■ **Task inputs**
# # # # #
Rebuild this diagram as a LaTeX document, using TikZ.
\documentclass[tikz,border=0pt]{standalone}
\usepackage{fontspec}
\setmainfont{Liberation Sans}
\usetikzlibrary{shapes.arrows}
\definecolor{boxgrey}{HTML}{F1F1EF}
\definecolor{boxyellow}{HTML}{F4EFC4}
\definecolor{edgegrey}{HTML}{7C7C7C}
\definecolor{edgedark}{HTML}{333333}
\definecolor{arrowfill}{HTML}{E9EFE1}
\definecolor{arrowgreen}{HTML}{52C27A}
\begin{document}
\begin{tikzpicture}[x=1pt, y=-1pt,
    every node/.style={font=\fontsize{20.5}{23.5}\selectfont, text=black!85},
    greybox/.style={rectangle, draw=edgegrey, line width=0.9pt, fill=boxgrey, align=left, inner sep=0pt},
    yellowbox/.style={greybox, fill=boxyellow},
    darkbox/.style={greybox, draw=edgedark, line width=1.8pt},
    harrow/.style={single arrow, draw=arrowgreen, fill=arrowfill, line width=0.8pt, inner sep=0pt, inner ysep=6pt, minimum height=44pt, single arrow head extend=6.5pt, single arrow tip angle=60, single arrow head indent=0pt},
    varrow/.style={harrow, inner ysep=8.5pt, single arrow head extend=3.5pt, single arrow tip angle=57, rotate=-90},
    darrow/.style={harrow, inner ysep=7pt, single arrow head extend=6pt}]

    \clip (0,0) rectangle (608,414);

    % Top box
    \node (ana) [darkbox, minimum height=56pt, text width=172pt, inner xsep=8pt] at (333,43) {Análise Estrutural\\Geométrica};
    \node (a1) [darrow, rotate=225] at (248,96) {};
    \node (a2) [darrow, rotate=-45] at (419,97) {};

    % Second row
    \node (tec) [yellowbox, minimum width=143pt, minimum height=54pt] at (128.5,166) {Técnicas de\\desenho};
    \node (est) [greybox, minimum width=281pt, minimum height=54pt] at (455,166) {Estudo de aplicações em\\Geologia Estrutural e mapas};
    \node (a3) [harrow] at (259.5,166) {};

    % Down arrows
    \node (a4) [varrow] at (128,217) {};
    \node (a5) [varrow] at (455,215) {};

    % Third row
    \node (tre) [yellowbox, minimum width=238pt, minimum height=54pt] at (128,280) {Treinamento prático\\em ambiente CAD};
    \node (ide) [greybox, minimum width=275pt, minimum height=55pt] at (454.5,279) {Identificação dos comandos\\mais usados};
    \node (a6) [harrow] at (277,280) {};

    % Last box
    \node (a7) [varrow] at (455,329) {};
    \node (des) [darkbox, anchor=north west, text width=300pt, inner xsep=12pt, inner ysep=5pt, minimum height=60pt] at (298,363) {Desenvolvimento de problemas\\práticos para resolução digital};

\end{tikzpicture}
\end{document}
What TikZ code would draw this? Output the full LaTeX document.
# # # # #
■ **Written problem**
Repeat verbatim the opening run of entries, ending with the line that contains "(a5) [varrow] at".

■ **In response**
Rebuild this diagram as a LaTeX document, using TikZ.
\documentclass[tikz,border=0pt]{standalone}
\usepackage{fontspec}
\setmainfont{Liberation Sans}
\usetikzlibrary{shapes.arrows}
\definecolor{boxgrey}{HTML}{F1F1EF}
\definecolor{boxyellow}{HTML}{F4EFC4}
\definecolor{edgegrey}{HTML}{7C7C7C}
\definecolor{edgedark}{HTML}{333333}
\definecolor{arrowfill}{HTML}{E9EFE1}
\definecolor{arrowgreen}{HTML}{52C27A}
\begin{document}
\begin{tikzpicture}[x=1pt, y=-1pt,
    every node/.style={font=\fontsize{20.5}{23.5}\selectfont, text=black!85},
    greybox/.style={rectangle, draw=edgegrey, line width=0.9pt, fill=boxgrey, align=left, inner sep=0pt},
    yellowbox/.style={greybox, fill=boxyellow},
    darkbox/.style={greybox, draw=edgedark, line width=1.8pt},
    harrow/.style={single arrow, draw=arrowgreen, fill=arrowfill, line width=0.8pt, inner sep=0pt, inner ysep=6pt, minimum height=44pt, single arrow head extend=6.5pt, single arrow tip angle=60, single arrow head indent=0pt},
    varrow/.style={harrow, inner ysep=8.5pt, single arrow head extend=3.5pt, single arrow tip angle=57, rotate=-90},
    darrow/.style={harrow, inner ysep=7pt, single arrow head extend=6pt}]

    \clip (0,0) rectangle (608,414);

    % Top box
    \node (ana) [darkbox, minimum height=56pt, text width=172pt, inner xsep=8pt] at (333,43) {Análise Estrutural\\Geométrica};
    \node (a1) [darrow, rotate=225] at (248,96) {};
    \node (a2) [darrow, rotate=-45] at (419,97) {};

    % Second row
    \node (tec) [yellowbox, minimum width=143pt, minimum height=54pt] at (128.5,166) {Técnicas de\\desenho};
    \node (est) [greybox, minimum width=281pt, minimum height=54pt] at (455,166) {Estudo de aplicações em\\Geologia Estrutural e mapas};
    \node (a3) [harrow] at (259.5,166) {};

    % Down arrows
    \node (a4) [varrow] at (128,217) {};
    \node (a5) [varrow] at (455,215) {};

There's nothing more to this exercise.